_To be done_. The lines to reproduce run from the first one through the line containing "import plotly.graph_objects as go". Reproduce them exactly.

_Data for processing_.
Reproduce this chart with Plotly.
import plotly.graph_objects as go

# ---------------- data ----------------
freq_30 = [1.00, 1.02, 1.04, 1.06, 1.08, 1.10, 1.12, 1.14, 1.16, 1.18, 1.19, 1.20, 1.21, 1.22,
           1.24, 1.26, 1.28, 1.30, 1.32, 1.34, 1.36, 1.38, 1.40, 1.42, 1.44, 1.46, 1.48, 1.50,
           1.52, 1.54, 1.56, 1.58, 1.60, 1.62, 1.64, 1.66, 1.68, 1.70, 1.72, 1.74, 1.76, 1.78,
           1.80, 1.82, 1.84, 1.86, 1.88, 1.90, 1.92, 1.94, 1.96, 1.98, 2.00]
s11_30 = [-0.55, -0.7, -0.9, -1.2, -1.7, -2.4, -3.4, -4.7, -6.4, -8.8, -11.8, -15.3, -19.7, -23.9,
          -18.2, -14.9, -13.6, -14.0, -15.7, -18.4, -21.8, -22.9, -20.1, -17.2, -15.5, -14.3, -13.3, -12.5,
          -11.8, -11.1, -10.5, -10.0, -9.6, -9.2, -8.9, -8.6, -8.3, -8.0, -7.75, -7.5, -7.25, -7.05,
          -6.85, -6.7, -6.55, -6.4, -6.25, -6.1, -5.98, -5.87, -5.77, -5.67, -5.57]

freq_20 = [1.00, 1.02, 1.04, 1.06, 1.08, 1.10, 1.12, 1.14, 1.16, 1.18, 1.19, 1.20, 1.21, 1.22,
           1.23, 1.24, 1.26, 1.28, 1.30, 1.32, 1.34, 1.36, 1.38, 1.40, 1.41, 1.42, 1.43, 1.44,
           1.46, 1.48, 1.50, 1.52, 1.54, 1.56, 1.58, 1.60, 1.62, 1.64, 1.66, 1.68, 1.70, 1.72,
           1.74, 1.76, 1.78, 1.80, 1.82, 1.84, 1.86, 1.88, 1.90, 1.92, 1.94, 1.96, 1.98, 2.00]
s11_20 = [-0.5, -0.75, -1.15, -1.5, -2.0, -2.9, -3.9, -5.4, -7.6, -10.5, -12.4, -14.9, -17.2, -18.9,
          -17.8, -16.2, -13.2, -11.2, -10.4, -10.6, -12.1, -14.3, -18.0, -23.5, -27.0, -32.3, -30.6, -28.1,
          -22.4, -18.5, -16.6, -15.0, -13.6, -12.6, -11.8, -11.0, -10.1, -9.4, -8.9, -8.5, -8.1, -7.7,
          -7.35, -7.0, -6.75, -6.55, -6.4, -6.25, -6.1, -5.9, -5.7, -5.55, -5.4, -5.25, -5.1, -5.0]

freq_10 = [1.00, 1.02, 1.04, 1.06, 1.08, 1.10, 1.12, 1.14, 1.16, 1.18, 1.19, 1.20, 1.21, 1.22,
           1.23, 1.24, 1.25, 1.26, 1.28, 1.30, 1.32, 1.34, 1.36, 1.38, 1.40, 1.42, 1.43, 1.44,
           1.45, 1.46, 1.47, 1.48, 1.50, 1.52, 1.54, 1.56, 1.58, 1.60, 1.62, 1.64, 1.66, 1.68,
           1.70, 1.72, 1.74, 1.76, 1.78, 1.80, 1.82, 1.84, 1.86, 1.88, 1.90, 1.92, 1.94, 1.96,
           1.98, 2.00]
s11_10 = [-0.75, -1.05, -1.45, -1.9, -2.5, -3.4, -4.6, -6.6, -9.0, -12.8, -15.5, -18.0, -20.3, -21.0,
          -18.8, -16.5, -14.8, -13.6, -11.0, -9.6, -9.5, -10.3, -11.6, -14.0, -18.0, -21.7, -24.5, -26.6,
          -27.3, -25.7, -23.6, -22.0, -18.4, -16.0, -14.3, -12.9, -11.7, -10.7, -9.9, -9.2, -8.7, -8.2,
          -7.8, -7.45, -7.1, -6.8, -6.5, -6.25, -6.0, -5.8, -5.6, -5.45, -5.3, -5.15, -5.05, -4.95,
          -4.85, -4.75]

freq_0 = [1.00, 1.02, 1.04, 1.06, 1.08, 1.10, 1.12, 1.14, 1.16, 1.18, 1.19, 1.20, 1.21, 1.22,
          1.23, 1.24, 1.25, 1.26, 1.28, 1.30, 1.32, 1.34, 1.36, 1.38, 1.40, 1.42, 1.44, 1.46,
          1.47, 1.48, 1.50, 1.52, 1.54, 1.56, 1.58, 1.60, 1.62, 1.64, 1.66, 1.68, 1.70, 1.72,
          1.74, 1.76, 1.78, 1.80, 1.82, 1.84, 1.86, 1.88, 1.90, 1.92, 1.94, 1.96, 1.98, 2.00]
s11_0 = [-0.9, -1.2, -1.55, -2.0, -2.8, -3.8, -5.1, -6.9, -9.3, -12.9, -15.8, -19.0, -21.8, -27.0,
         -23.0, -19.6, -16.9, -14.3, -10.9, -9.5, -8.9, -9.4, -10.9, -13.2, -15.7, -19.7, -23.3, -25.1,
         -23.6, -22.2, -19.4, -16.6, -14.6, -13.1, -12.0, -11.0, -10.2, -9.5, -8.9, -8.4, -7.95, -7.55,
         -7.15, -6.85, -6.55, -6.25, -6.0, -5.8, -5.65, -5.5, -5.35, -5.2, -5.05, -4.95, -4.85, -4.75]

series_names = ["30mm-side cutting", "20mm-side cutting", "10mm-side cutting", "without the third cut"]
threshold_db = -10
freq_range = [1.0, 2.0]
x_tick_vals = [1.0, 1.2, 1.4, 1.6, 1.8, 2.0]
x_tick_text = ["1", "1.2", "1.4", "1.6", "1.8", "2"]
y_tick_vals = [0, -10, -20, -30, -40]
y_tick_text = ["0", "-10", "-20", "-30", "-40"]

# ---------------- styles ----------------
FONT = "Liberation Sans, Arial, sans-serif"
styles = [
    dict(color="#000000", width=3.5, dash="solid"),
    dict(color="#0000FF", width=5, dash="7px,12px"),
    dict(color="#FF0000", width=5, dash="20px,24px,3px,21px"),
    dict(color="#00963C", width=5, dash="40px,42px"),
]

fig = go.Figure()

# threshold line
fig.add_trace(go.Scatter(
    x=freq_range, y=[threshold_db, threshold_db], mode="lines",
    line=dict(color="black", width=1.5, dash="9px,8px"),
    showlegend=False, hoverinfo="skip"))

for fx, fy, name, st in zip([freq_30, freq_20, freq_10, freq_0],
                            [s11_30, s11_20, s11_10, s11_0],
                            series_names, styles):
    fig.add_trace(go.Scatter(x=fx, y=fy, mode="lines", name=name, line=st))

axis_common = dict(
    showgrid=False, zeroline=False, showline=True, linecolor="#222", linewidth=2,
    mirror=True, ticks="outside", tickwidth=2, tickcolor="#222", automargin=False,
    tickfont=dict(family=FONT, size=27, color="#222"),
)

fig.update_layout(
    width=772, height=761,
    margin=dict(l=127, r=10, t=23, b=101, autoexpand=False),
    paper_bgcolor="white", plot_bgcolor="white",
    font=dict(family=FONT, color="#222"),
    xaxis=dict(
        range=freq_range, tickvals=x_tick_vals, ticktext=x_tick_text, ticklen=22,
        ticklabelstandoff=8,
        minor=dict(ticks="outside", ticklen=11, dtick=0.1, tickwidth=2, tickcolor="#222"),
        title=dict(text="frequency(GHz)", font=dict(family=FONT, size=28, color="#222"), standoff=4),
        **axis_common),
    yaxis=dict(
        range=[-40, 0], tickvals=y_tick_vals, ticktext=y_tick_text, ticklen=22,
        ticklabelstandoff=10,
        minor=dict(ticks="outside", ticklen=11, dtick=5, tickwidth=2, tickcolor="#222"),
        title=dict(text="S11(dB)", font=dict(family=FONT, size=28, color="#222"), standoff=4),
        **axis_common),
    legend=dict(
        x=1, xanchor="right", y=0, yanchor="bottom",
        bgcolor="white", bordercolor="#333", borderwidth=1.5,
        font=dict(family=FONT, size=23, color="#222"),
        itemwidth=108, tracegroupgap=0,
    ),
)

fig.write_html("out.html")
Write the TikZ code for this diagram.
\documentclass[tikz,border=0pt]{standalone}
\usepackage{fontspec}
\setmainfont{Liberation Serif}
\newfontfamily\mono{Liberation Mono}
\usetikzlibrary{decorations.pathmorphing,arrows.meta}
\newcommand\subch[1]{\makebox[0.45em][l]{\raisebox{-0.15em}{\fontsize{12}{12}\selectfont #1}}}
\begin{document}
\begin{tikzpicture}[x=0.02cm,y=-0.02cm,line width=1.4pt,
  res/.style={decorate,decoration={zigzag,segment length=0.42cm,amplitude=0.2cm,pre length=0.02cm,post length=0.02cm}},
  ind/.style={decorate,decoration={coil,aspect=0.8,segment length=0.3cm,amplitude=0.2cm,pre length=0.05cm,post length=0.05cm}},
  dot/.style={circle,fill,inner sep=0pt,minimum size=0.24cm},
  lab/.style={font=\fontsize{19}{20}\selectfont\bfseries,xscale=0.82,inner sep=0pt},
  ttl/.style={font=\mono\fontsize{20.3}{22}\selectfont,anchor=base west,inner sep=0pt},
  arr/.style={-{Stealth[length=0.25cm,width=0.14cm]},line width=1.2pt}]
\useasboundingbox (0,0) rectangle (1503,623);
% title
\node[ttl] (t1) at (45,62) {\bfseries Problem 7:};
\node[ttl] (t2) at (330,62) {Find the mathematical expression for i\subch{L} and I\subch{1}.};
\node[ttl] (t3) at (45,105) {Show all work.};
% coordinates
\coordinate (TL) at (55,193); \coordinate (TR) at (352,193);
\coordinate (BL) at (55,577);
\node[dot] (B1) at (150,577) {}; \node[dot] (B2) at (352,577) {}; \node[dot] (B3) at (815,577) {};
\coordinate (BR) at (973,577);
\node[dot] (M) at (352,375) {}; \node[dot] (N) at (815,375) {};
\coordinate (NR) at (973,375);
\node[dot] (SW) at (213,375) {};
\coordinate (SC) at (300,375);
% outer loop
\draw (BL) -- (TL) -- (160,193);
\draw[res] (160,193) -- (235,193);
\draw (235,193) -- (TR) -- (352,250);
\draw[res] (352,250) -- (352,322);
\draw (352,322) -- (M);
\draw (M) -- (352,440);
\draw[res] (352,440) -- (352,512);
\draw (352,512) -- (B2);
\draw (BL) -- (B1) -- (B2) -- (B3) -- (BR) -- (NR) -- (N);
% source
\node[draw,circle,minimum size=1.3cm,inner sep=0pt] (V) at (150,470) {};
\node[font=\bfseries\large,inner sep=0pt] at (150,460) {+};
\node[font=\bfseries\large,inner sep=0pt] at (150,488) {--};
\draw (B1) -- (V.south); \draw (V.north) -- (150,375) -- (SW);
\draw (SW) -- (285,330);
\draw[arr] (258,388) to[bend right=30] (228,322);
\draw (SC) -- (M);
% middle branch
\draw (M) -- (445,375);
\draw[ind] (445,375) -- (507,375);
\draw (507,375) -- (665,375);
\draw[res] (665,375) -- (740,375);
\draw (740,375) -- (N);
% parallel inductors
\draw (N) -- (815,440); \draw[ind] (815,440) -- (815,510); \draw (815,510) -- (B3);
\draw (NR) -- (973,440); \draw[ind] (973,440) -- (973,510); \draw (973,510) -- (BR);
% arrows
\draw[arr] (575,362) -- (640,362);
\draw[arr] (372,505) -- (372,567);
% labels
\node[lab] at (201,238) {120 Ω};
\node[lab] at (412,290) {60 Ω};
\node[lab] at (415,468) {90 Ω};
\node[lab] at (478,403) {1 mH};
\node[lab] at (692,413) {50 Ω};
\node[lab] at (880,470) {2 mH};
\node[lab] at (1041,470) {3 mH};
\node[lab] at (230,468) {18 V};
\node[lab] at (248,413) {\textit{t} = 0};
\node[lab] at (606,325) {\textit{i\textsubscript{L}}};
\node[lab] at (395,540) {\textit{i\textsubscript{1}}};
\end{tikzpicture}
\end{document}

_Exercise response_.
Reproduce this chart with Plotly.
import plotly.graph_objects as go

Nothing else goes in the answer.